Integrated environmental education into daily curriculum and community engagement.
Impact:
Empowered students to lead initiatives and deepen ecological literacy.
Contributed to the sustainability teacher receiving a state award for community activation.
Won multiple awards across environmental education in Australia.
Positioned the school as a leader in student-driven sustainability practice.
Key Insight:
Hands-on, student-led gardens create measurable educational, social, and environmental outcomes, proving that practical, place-based programs outperform abstract reports or policy directives.
Policy Innovation Potential: National “Regenerative School Garden Program”
Goal: Scale the Brentwood model across all Australian secondary schools to embed ecological literacy, regenerative practices, and local food systems knowledge.
Scope & Funding:
Target: 3,700 secondary schools (public & private)
Funding per school: $55,000 over 2 years (covers garden establishment, curriculum integration, compost/seed programs, teacher facilitation, student leadership initiatives)

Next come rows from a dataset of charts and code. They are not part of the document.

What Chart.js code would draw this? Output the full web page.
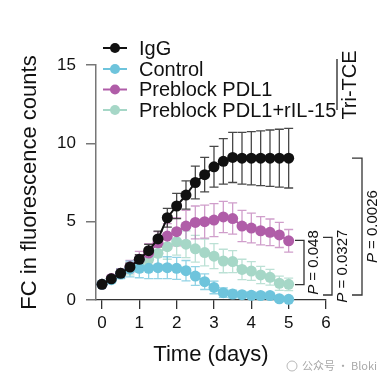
<!DOCTYPE html>
<html>
  <script src="https://cdn.jsdelivr.net/npm/chart.js@4.4.0/dist/chart.umd.min.js"></script>
  <style>
    body { margin: 0; background: #fff; }
    #wrap { width: 392px; height: 384px; }
  </style>
  <body>
    <div id="wrap"><canvas id="myChart"></canvas></div>

    <script>
      // time points (days)
      const days = [0, 0.25, 0.5, 0.75, 1, 1.25, 1.5, 1.75, 2, 2.25, 2.5, 2.75, 3, 3.25, 3.5, 3.75, 4, 4.25, 4.5, 4.75, 5];

      const seriesNames = ["IgG", "Control", "Preblock PDL1", "Preblock PDL1+rIL-15"];

      const igg = [1.0, 1.35, 1.7, 2.1, 2.6, 3.15, 3.9, 5.25, 6.0, 6.7, 7.5, 8.0, 8.5, 8.85, 9.1, 9.05, 9.05, 9.05, 9.05, 9.05, 9.05];
      const iggErr = [0.1, 0.15, 0.2, 0.25, 0.3, 0.4, 0.5, 0.6, 0.8, 0.9, 1.05, 1.1, 1.3, 1.45, 1.6, 1.65, 1.7, 1.75, 1.8, 1.85, 1.9];

      const control = [1.0, 1.3, 1.66, 1.98, 2.02, 2.02, 2.06, 2.06, 2.02, 1.87, 1.53, 1.17, 0.8, 0.47, 0.38, 0.34, 0.3, 0.28, 0.28, 0.08, 0.04];
      const controlErr = [0.1, 0.2, 0.3, 0.5, 0.6, 0.65, 0.7, 0.7, 0.7, 0.65, 0.6, 0.5, 0.4, 0.3, 0.25, 0.2, 0.2, 0.2, 0.2, 0.15, 0.1];

      const pdl1 = [1.0, 1.38, 1.7, 2.13, 2.6, 3.0, 3.66, 4.08, 4.36, 4.72, 4.95, 5.0, 5.1, 5.3, 5.2, 4.72, 4.59, 4.42, 4.32, 4.15, 3.78];
      const pdl1Err = [0.1, 0.2, 0.3, 0.4, 0.5, 0.6, 0.7, 0.8, 0.9, 1.0, 1.05, 1.05, 1.05, 1.0, 1.0, 1.0, 0.95, 0.9, 0.85, 0.8, 0.72];

      const pdl1il15 = [1.0, 1.35, 1.7, 2.0, 2.3, 2.6, 2.98, 3.4, 3.72, 3.56, 3.27, 3.03, 2.8, 2.49, 2.45, 1.95, 1.85, 1.6, 1.45, 1.07, 1.0];
      const pdl1il15Err = [0.1, 0.2, 0.3, 0.4, 0.5, 0.6, 0.7, 0.8, 0.85, 0.85, 0.85, 0.85, 0.8, 0.75, 0.7, 0.65, 0.6, 0.55, 0.5, 0.45, 0.4];

      const xTicks = [0, 1, 2, 3, 4, 5, 6];
      const yTicks = [0, 5, 10, 15];

      // significance brackets: top value, bottom value, p text
      const pValues = ["0.048", "0.0327", "0.0026"];
      const bracketTop = [3.8, 4.0, 9.05];
      const bracketBottom = [0.98, 0.32, 0.32];

      const colors = ["#111111", "#6EC4DC", "#B05DA8", "#A6D7C7"];
      const errColors = ["rgba(40,40,40,0.85)", "rgba(110,196,220,0.75)", "rgba(176,93,168,0.6)", "rgba(166,215,199,0.75)"];
      const allValues = [igg, control, pdl1, pdl1il15];
      const allErrors = [iggErr, controlErr, pdl1Err, pdl1il15Err];

      const FONT = "'Liberation Sans', Arial, sans-serif";

      const datasets = seriesNames.map((name, i) => ({
        label: name,
        data: days.map((d, j) => ({ x: d, y: allValues[i][j] })),
        borderColor: colors[i],
        backgroundColor: colors[i],
        pointBackgroundColor: colors[i],
        pointBorderWidth: 0,
        pointRadius: 5.5,
        borderWidth: 2,
        clip: false,
      }));

      const extras = {
        id: "extras",
        beforeDatasetsDraw(chart) {
          const ctx = chart.ctx;
          const ys = chart.scales.y;
          ctx.save();
          for (let i = allValues.length - 1; i >= 0; i--) {
            const meta = chart.getDatasetMeta(i);
            ctx.strokeStyle = errColors[i];
            ctx.lineWidth = 1.3;
            meta.data.forEach((pt, j) => {
              const v = allValues[i][j];
              const e = allErrors[i][j];
              const top = ys.getPixelForValue(v + e);
              const bot = ys.getPixelForValue(v - e);
              ctx.beginPath();
              ctx.moveTo(pt.x, top);
              ctx.lineTo(pt.x, bot);
              ctx.moveTo(pt.x - 4.5, top);
              ctx.lineTo(pt.x + 4.5, top);
              ctx.moveTo(pt.x - 4.5, bot);
              ctx.lineTo(pt.x + 4.5, bot);
              ctx.stroke();
            });
          }
          ctx.restore();
        },
        afterDraw(chart) {
          const ctx = chart.ctx;
          const ys = chart.scales.y;
          ctx.save();

          // legend
          const legendY = [48, 69, 89.5, 110];
          seriesNames.forEach((name, i) => {
            ctx.strokeStyle = colors[i];
            ctx.fillStyle = colors[i];
            ctx.lineWidth = 2;
            ctx.beginPath();
            ctx.moveTo(103, legendY[i]);
            ctx.lineTo(127, legendY[i]);
            ctx.stroke();
            ctx.beginPath();
            ctx.arc(115, legendY[i], 5, 0, Math.PI * 2);
            ctx.fill();
            ctx.fillStyle = "#111";
            ctx.font = "20px " + FONT;
            ctx.textBaseline = "middle";
            ctx.textAlign = "left";
            ctx.fillText(name, 139, legendY[i] + 1);
          });

          // Tri-TCE label
          ctx.strokeStyle = "#222";
          ctx.lineWidth = 1.3;
          ctx.beginPath();
          ctx.moveTo(337, 59);
          ctx.lineTo(337, 110);
          ctx.stroke();
          ctx.save();
          ctx.translate(350, 85);
          ctx.rotate(-Math.PI / 2);
          ctx.fillStyle = "#111";
          ctx.font = "20px " + FONT;
          ctx.textAlign = "center";
          ctx.textBaseline = "middle";
          ctx.fillText("Tri-TCE", 0, 0);
          ctx.restore();

          // brackets
          const bx = [[295, 304, 314], [323, 332, 343], [352, 362, 373]];
          ctx.strokeStyle = "#333";
          ctx.lineWidth = 1.3;
          pValues.forEach((p, i) => {
            const t = ys.getPixelForValue(bracketTop[i]);
            const b = ys.getPixelForValue(bracketBottom[i]);
            ctx.beginPath();
            ctx.moveTo(bx[i][0], t);
            ctx.lineTo(bx[i][1], t);
            ctx.lineTo(bx[i][1], b);
            ctx.lineTo(bx[i][0], b);
            ctx.stroke();

            const cy = (t + b) / 2;
            ctx.save();
            ctx.translate(bx[i][2], cy);
            ctx.rotate(-Math.PI / 2);
            ctx.fillStyle = "#111";
            ctx.textBaseline = "middle";
            ctx.textAlign = "left";
            ctx.font = "italic 15px " + FONT;
            const wP = ctx.measureText("P").width;
            ctx.font = "15px " + FONT;
            const rest = " = " + p;
            const wR = ctx.measureText(rest).width;
            const x0 = -(wP + wR) / 2;
            ctx.font = "italic 15px " + FONT;
            ctx.fillText("P", x0, 0);
            ctx.font = "15px " + FONT;
            ctx.fillText(rest, x0 + wP, 0);
            ctx.restore();
          });

          // watermark
          ctx.fillStyle = "#a8a8a8";
          ctx.font = "11px 'Noto Sans CJK SC', sans-serif";
          ctx.textAlign = "left";
          ctx.textBaseline = "middle";
          ctx.fillText("公众号 · Bloki", 302, 366);
          ctx.strokeStyle = "#b8b8b8";
          ctx.lineWidth = 1;
          ctx.beginPath();
          ctx.arc(292, 366, 5, 0, Math.PI * 2);
          ctx.stroke();

          ctx.restore();
        },
      };

      new Chart(document.getElementById("myChart"), {
        type: "line",
        data: { datasets: datasets },
        options: {
          responsive: true,
          maintainAspectRatio: false,
          animation: false,
          layout: { padding: { top: 65, right: 66, left: 0, bottom: 0 } },
          plugins: { legend: { display: false }, tooltip: { enabled: false } },
          scales: {
            x: {
              type: "linear",
              min: -0.16,
              max: 6,
              afterFit: (s) => { s.height = 84; },
              afterBuildTicks: (s) => { s.ticks = xTicks.map((v) => ({ value: v })); },
              grid: { drawOnChartArea: false, tickLength: 9, color: "#333", lineWidth: 1.3 },
              border: { color: "#333", width: 1.3 },
              ticks: { color: "#111", font: { size: 17, family: FONT }, padding: 4, maxRotation: 0 },
              title: { display: true, text: "Time (days)", color: "#111", font: { size: 22, family: FONT }, padding: { top: 0, bottom: 16 } },
            },
            y: {
              min: 0,
              max: 15,
              afterFit: (s) => { s.width = 96; },
              afterBuildTicks: (s) => { s.ticks = yTicks.map((v) => ({ value: v })); },
              grid: { drawOnChartArea: false, tickLength: 10, color: "#777", lineWidth: 1.5 },
              border: { color: "#777", width: 1.5 },
              ticks: { color: "#111", font: { size: 17, family: FONT }, padding: 10 },
              title: { display: true, text: "FC in fluorescence counts", color: "#111", font: { size: 22, family: FONT }, padding: { top: 17, bottom: 0 } },
            },
          },
        },
        plugins: [extras],
      });
    </script>
  </body>
</html>
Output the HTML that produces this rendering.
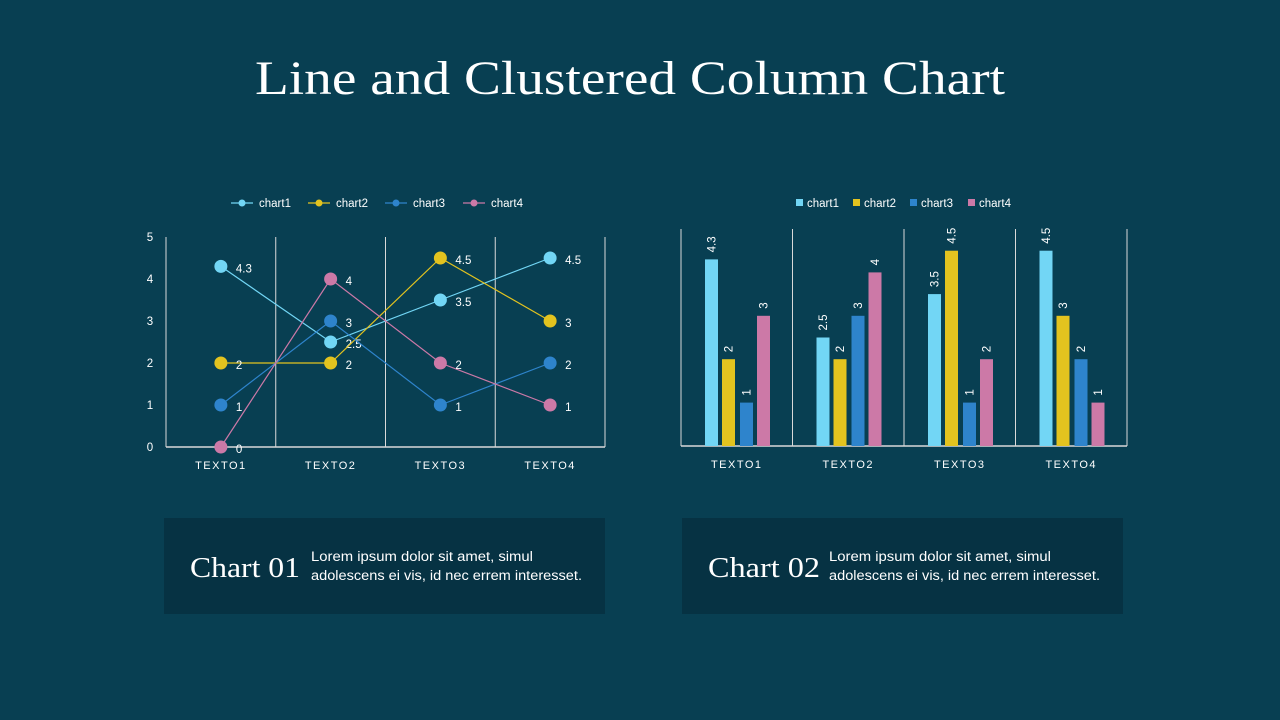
<!DOCTYPE html>
<html><head><meta charset="utf-8"><style>
body{margin:0;width:1280px;height:720px;background:#083f52;overflow:hidden;font-family:"Liberation Sans",sans-serif}
svg{position:absolute;left:0;top:0}
</style></head><body>
<svg id="s" width="1280" height="720">
<text x="255" y="94" textLength="750" lengthAdjust="spacingAndGlyphs" font-family="Liberation Serif, serif" font-size="48" fill="#fff">Line and Clustered Column Chart</text>
<g>
<rect x="164" y="518" width="441" height="96" fill="#063243"/>
<text x="190" y="577" textLength="110" lengthAdjust="spacingAndGlyphs" font-family="Liberation Serif, serif" font-size="28" fill="#fff">Chart 01</text>
<text x="311" y="561" textLength="222" lengthAdjust="spacingAndGlyphs" font-size="13.5" fill="#fff">Lorem ipsum dolor sit amet, simul</text>
<text x="311" y="580" textLength="271" lengthAdjust="spacingAndGlyphs" font-size="13.5" fill="#fff">adolescens ei vis, id nec errem interesset.</text>
</g>
<g>
<rect x="682" y="518" width="441" height="96" fill="#063243"/>
<text x="708" y="577" textLength="112" lengthAdjust="spacingAndGlyphs" font-family="Liberation Serif, serif" font-size="28" fill="#fff">Chart 02</text>
<text x="829" y="561" textLength="222" lengthAdjust="spacingAndGlyphs" font-size="13.5" fill="#fff">Lorem ipsum dolor sit amet, simul</text>
<text x="829" y="580" textLength="271" lengthAdjust="spacingAndGlyphs" font-size="13.5" fill="#fff">adolescens ei vis, id nec errem interesset.</text>
</g>
<g id="lc"></g>
<g id="bc"></g>
</svg>
<script>
const categories=["TEXTO1","TEXTO2","TEXTO3","TEXTO4"];
const seriesNames=["chart1","chart2","chart3","chart4"];
const chart1=[4.3,2.5,3.5,4.5];
const chart2=[2,2,4.5,3];
const chart3=[1,3,1,2];
const chart4=[0,4,2,1];
const barChart1=[4.3,2.5,3.5,4.5];
const barChart2=[2,2,4.5,3];
const barChart3=[1,3,1,2];
const barChart4=[3,4,2,1];
const yTicks=[0,1,2,3,4,5];
const colors=["#72d6f5","#e3c31f","#2e84cc","#cc79a7"];
const series=[chart1,chart2,chart3,chart4];
const barSeries=[barChart1,barChart2,barChart3,barChart4];
const NS="http://www.w3.org/2000/svg";
function mk(p,t,a){const e=document.createElementNS(NS,t);for(const k in a)e.setAttribute(k,a[k]);p.appendChild(e);return e;}
const lc=document.getElementById('lc');
const L={x0:166,x1:605,y0:447,y1:237,max:5};
const lx=i=>L.x0+(L.x1-L.x0)/categories.length*(i+0.5);
const ly=v=>L.y0-(L.y0-L.y1)*v/L.max;
for(let i=0;i<=categories.length;i++){const x=L.x0+(L.x1-L.x0)/categories.length*i;
 const g=mk(lc,'line',{x1:x,x2:x,y1:L.y1,y2:L.y0,stroke:'#d9d9d9','stroke-width':1});
 
 }
const ax=mk(lc,'line',{x1:L.x0,x2:L.x1,y1:L.y0,y2:L.y0,stroke:'#d9d9d9','stroke-width':1.5});


yTicks.forEach(v=>{const t=mk(lc,'text',{x:150,y:ly(v)+4,'text-anchor':'middle','font-size':11.5,fill:'#fff'});t.textContent=v;
 
 });
categories.forEach((c,i)=>{const t=mk(lc,'text',{x:lx(i),y:469,'text-anchor':'middle','font-size':11,fill:'#fff','letter-spacing':'1.5'});t.textContent=c;
 
 });
series.forEach((s,k)=>{const pl=mk(lc,'polyline',{points:s.map((v,i)=>lx(i)+','+ly(v)).join(' '),fill:'none',stroke:colors[k],'stroke-width':1.2});
 
 
 s.forEach((v,i)=>{const c=mk(lc,'circle',{cx:lx(i),cy:ly(v),r:6.5,fill:colors[k]});
  
  
  const t=mk(lc,'text',{x:lx(i)+15,y:ly(v)+6,'font-size':11.5,fill:'#fff'});t.textContent=v;
  
  });});
const lgx=[231,308,385,463];
seriesNames.forEach((n,k)=>{const g=mk(lc,'g',{});
 
 
 mk(g,'line',{x1:lgx[k],x2:lgx[k]+22,y1:203,y2:203,stroke:colors[k],'stroke-width':1.2});
 mk(g,'circle',{cx:lgx[k]+11,cy:203,r:3.5,fill:colors[k]});
 const t=mk(g,'text',{x:lgx[k]+28,y:207,'font-size':11.5,fill:'#fff'});t.textContent=n;});
const bc=document.getElementById('bc');
const B={x0:681,x1:1127,y0:446,y1:229,max:5};
const gw=(B.x1-B.x0)/categories.length;
const by=v=>B.y0-(B.y0-B.y1)*v/B.max;
const offs=[24,41,59,76];
for(let i=1;i<=categories.length;i++){const x=B.x0+gw*i;
 const g=mk(bc,'line',{x1:x,x2:x,y1:B.y1,y2:B.y0,stroke:'#d9d9d9','stroke-width':1});
 
 }
const l0=mk(bc,'line',{x1:B.x0,x2:B.x0,y1:B.y1,y2:B.y0,stroke:'#d9d9d9','stroke-width':1});


const bx=mk(bc,'line',{x1:B.x0,x2:B.x1,y1:B.y0,y2:B.y0,stroke:'#d9d9d9','stroke-width':1.5});


categories.forEach((c,i)=>{const t=mk(bc,'text',{x:B.x0+gw*(i+0.5),y:468,'text-anchor':'middle','font-size':11,fill:'#fff','letter-spacing':'1.5'});t.textContent=c;
 
 });
barSeries.forEach((s,k)=>s.forEach((v,i)=>{const x=B.x0+gw*i+offs[k];
 const r=mk(bc,'rect',{x:x,y:by(v),width:13,height:B.y0-by(v),fill:colors[k]});
 
 
 const t=mk(bc,'text',{x:0,y:0,'font-size':11.5,fill:'#fff',transform:`translate(${x+10.5},${by(v)-7}) rotate(-90)`});t.textContent=v;
 
 }));
const bgx=[796,853,910,968];
seriesNames.forEach((n,k)=>{const g=mk(bc,'g',{});
 
 
 mk(g,'rect',{x:bgx[k],y:199,width:7,height:7,fill:colors[k]});
 const t=mk(g,'text',{x:bgx[k]+11,y:207,'font-size':11.5,fill:'#fff'});t.textContent=n;});
</script>
</body></html>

Total National Investment:
Per 2-year cohort: 3,700 schools × $55,000 = $203.5 million AUD
Over 10 years (5 cohorts): 5 × $203.5 million = $1.0175 billion AUD
Program Elements:
Seed to Seed: Follow plants through full lifecycles; establish school seed libraries.
Compost to Compost: Hands-on waste reduction and soil fertility programs.
Community to Community: Farm-school blitzes, compost clubs, crop swaps, harvest celebrations, and local food engagement.
Curriculum Integration: Gardens tied into biology, environmental science, design, and food technology.
Capacity Building: Teacher and student leadership training for autonomous garden management.
Outcomes:
National network of regenerative school gardens connected to local food systems.
Practical ecological literacy embedded in education.
Strengthened community resilience and student leadership in sustainability.
Replicable model for local government investment in practical, place-based programs.
Funding Rationale:
$55k per school is cost-effective relative to educational, social, and ecological outcomes (based on the Heartland project in the Huon Valley, Tasmania). Redirecting education, local government, and community development resources toward grounded practices rather than abstraction ensures measurable, long-term impact for students, communities, and local economies.